DATA EXCERPT:
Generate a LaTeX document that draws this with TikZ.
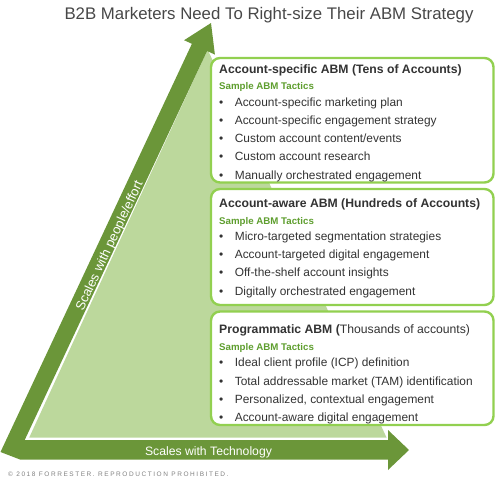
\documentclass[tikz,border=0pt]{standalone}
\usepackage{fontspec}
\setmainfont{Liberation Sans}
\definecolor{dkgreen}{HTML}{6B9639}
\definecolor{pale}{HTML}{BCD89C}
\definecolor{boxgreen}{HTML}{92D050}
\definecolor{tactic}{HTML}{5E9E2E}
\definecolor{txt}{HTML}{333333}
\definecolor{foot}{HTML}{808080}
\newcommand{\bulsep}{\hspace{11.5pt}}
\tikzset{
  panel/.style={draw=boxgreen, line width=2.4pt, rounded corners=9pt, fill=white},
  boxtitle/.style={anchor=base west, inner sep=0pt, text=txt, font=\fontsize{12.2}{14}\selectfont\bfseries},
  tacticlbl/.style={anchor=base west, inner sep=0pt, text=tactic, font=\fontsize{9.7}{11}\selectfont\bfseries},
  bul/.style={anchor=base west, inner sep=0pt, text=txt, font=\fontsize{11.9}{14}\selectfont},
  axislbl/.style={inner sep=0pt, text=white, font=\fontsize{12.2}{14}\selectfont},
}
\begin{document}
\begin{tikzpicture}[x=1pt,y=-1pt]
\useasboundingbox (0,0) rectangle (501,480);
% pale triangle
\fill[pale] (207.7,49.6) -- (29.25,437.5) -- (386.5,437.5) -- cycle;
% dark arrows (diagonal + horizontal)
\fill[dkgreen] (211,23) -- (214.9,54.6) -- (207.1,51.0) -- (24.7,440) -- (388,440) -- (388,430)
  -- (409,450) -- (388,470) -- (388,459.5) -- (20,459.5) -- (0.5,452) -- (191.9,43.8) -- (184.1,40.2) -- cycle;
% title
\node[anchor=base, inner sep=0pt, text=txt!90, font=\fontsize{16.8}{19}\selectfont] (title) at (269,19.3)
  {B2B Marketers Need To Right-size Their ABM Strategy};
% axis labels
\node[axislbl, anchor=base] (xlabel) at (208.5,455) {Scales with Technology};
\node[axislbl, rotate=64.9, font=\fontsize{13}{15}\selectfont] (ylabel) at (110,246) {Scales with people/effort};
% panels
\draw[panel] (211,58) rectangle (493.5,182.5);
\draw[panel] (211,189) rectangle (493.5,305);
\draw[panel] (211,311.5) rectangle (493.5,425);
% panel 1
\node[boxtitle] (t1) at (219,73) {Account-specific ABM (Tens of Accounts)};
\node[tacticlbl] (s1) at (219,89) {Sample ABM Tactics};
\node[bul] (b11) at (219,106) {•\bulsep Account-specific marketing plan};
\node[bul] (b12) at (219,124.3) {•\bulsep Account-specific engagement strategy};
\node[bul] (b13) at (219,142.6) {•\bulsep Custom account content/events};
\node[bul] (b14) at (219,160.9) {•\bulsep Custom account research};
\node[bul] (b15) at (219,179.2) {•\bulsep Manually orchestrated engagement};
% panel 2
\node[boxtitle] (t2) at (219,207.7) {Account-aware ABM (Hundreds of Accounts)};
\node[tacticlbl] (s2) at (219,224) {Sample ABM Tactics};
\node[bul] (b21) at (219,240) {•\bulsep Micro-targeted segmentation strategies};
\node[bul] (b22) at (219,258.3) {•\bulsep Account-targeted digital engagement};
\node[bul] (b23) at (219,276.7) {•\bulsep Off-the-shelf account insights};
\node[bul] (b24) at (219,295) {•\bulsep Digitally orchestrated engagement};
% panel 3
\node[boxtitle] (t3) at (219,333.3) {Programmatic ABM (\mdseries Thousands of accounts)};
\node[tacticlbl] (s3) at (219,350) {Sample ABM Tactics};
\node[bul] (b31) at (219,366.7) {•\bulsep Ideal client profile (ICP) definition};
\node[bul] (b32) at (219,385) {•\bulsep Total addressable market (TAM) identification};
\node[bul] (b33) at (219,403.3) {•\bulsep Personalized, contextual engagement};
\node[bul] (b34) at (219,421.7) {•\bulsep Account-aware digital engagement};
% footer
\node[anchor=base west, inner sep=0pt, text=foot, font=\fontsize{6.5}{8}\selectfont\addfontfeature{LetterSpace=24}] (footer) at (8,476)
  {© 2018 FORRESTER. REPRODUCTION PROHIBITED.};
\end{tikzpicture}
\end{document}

PROBLEM DETAILS:
Would you return the data exactly as written, without the pictures?

ANSWER TO THIS TASK:
Generate a LaTeX document that draws this with TikZ.
\documentclass[tikz,border=0pt]{standalone}
\usepackage{fontspec}
\setmainfont{Liberation Sans}
\definecolor{dkgreen}{HTML}{6B9639}
\definecolor{pale}{HTML}{BCD89C}
\definecolor{boxgreen}{HTML}{92D050}
\definecolor{tactic}{HTML}{5E9E2E}
\definecolor{txt}{HTML}{333333}
\definecolor{foot}{HTML}{808080}
\newcommand{\bulsep}{\hspace{11.5pt}}
\tikzset{
  panel/.style={draw=boxgreen, line width=2.4pt, rounded corners=9pt, fill=white},
  boxtitle/.style={anchor=base west, inner sep=0pt, text=txt, font=\fontsize{12.2}{14}\selectfont\bfseries},
  tacticlbl/.style={anchor=base west, inner sep=0pt, text=tactic, font=\fontsize{9.7}{11}\selectfont\bfseries},
  bul/.style={anchor=base west, inner sep=0pt, text=txt, font=\fontsize{11.9}{14}\selectfont},
  axislbl/.style={inner sep=0pt, text=white, font=\fontsize{12.2}{14}\selectfont},
}
\begin{document}
\begin{tikzpicture}[x=1pt,y=-1pt]
\useasboundingbox (0,0) rectangle (501,480);
% pale triangle
\fill[pale] (207.7,49.6) -- (29.25,437.5) -- (386.5,437.5) -- cycle;
% dark arrows (diagonal + horizontal)
\fill[dkgreen] (211,23) -- (214.9,54.6) -- (207.1,51.0) -- (24.7,440) -- (388,440) -- (388,430)
  -- (409,450) -- (388,470) -- (388,459.5) -- (20,459.5) -- (0.5,452) -- (191.9,43.8) -- (184.1,40.2) -- cycle;
% title
\node[anchor=base, inner sep=0pt, text=txt!90, font=\fontsize{16.8}{19}\selectfont] (title) at (269,19.3)
  {B2B Marketers Need To Right-size Their ABM Strategy};
% axis labels
\node[axislbl, anchor=base] (xlabel) at (208.5,455) {Scales with Technology};
\node[axislbl, rotate=64.9, font=\fontsize{13}{15}\selectfont] (ylabel) at (110,246) {Scales with people/effort};
% panels
\draw[panel] (211,58) rectangle (493.5,182.5);
\draw[panel] (211,189) rectangle (493.5,305);
\draw[panel] (211,311.5) rectangle (493.5,425);
% panel 1
\node[boxtitle] (t1) at (219,73) {Account-specific ABM (Tens of Accounts)};
\node[tacticlbl] (s1) at (219,89) {Sample ABM Tactics};
\node[bul] (b11) at (219,106) {•\bulsep Account-specific marketing plan};
\node[bul] (b12) at (219,124.3) {•\bulsep Account-specific engagement strategy};
\node[bul] (b13) at (219,142.6) {•\bulsep Custom account content/events};
\node[bul] (b14) at (219,160.9) {•\bulsep Custom account research};
\node[bul] (b15) at (219,179.2) {•\bulsep Manually orchestrated engagement};
% panel 2
\node[boxtitle] (t2) at (219,207.7) {Account-aware ABM (Hundreds of Accounts)};
\node[tacticlbl] (s2) at (219,224) {Sample ABM Tactics};
\node[bul] (b21) at (219,240) {•\bulsep Micro-targeted segmentation strategies};
\node[bul] (b22) at (219,258.3) {•\bulsep Account-targeted digital engagement};
\node[bul] (b23) at (219,276.7) {•\bulsep Off-the-shelf account insights};
\node[bul] (b24) at (219,295) {•\bulsep Digitally orchestrated engagement};
% panel 3
\node[boxtitle] (t3) at (219,333.3) {Programmatic ABM (\mdseries Thousands of accounts)};
\node[tacticlbl] (s3) at (219,350) {Sample ABM Tactics};
\node[bul] (b31) at (219,366.7) {•\bulsep Ideal client profile (ICP) definition};
\node[bul] (b32) at (219,385) {•\bulsep Total addressable market (TAM) identification};
\node[bul] (b33) at (219,403.3) {•\bulsep Personalized, contextual engagement};
\node[bul] (b34) at (219,421.7) {•\bulsep Account-aware digital engagement};
% footer
\node[anchor=base west, inner sep=0pt, text=foot, font=\fontsize{6.5}{8}\selectfont\addfontfeature{LetterSpace=24}] (footer) at (8,476)
  {© 2018 FORRESTER. REPRODUCTION PROHIBITED.};
\end{tikzpicture}
\end{document}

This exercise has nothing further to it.